═════ Dataset rows

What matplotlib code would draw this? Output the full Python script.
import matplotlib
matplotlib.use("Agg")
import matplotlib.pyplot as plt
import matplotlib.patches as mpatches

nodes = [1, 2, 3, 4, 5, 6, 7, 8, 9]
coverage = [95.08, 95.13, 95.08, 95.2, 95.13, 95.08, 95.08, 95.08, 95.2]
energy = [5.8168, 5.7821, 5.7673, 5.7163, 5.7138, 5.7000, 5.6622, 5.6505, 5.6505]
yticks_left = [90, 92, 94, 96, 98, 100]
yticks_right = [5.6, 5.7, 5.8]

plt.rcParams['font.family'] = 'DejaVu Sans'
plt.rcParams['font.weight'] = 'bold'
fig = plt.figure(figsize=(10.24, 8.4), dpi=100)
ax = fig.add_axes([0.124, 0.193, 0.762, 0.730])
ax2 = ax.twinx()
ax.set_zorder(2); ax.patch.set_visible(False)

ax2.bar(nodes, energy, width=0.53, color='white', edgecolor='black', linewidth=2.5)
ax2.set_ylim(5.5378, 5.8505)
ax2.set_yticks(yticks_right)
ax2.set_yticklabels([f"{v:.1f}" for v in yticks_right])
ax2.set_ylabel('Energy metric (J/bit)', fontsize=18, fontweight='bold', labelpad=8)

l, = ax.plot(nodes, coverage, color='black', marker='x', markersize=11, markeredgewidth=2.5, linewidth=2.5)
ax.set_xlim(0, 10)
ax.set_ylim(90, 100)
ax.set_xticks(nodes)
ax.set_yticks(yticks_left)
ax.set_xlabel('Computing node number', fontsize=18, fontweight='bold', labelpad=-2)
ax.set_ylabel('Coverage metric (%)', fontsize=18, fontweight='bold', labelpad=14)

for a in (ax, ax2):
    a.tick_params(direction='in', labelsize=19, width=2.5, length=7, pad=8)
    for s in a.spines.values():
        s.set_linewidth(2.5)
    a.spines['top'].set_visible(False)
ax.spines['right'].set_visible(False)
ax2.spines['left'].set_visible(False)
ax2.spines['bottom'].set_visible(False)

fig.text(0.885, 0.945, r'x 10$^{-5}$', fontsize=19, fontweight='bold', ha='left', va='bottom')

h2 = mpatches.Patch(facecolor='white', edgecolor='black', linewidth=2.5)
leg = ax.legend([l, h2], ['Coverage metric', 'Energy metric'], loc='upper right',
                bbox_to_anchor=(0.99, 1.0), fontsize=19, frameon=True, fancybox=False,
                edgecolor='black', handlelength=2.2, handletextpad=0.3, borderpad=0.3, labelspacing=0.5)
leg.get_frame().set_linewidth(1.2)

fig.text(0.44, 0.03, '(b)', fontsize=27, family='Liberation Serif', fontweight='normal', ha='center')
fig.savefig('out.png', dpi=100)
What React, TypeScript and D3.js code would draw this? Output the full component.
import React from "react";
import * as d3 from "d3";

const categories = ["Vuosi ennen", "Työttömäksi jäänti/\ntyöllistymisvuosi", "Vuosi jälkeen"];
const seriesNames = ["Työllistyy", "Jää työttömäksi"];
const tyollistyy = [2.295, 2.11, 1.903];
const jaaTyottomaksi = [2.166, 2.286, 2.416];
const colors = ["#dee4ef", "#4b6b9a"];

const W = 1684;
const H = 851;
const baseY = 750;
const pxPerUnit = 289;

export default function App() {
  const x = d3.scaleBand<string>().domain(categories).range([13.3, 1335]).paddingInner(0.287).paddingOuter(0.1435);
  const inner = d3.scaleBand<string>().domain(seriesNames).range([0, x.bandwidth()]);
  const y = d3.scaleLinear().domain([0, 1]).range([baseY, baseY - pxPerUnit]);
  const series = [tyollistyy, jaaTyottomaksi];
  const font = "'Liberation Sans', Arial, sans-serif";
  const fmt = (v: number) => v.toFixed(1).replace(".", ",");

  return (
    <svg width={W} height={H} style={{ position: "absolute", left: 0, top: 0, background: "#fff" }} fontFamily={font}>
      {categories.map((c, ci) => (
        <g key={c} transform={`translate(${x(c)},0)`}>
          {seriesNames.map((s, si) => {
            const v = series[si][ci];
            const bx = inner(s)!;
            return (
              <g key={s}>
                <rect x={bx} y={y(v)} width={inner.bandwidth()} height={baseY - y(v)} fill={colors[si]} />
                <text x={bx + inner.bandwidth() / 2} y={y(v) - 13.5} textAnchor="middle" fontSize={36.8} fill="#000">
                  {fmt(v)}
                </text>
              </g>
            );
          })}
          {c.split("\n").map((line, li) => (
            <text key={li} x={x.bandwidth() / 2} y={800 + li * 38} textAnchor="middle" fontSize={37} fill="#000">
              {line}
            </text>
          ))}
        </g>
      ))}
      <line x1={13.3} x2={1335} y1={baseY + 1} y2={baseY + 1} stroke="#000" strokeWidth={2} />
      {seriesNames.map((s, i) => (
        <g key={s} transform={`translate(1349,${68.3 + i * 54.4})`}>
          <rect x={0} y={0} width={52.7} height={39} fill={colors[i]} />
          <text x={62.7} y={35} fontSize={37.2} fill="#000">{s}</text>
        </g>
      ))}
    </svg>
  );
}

══════════

* _Goal_
Set down verbatim only the lines between the start of the data above and the line with "fontsize=18, fontweight='bold', labelpad=8)", both boundaries included.

* _Solution below_
What matplotlib code would draw this? Output the full Python script.
import matplotlib
matplotlib.use("Agg")
import matplotlib.pyplot as plt
import matplotlib.patches as mpatches

nodes = [1, 2, 3, 4, 5, 6, 7, 8, 9]
coverage = [95.08, 95.13, 95.08, 95.2, 95.13, 95.08, 95.08, 95.08, 95.2]
energy = [5.8168, 5.7821, 5.7673, 5.7163, 5.7138, 5.7000, 5.6622, 5.6505, 5.6505]
yticks_left = [90, 92, 94, 96, 98, 100]
yticks_right = [5.6, 5.7, 5.8]

plt.rcParams['font.family'] = 'DejaVu Sans'
plt.rcParams['font.weight'] = 'bold'
fig = plt.figure(figsize=(10.24, 8.4), dpi=100)
ax = fig.add_axes([0.124, 0.193, 0.762, 0.730])
ax2 = ax.twinx()
ax.set_zorder(2); ax.patch.set_visible(False)

ax2.bar(nodes, energy, width=0.53, color='white', edgecolor='black', linewidth=2.5)
ax2.set_ylim(5.5378, 5.8505)
ax2.set_yticks(yticks_right)
ax2.set_yticklabels([f"{v:.1f}" for v in yticks_right])
ax2.set_ylabel('Energy metric (J/bit)', fontsize=18, fontweight='bold', labelpad=8)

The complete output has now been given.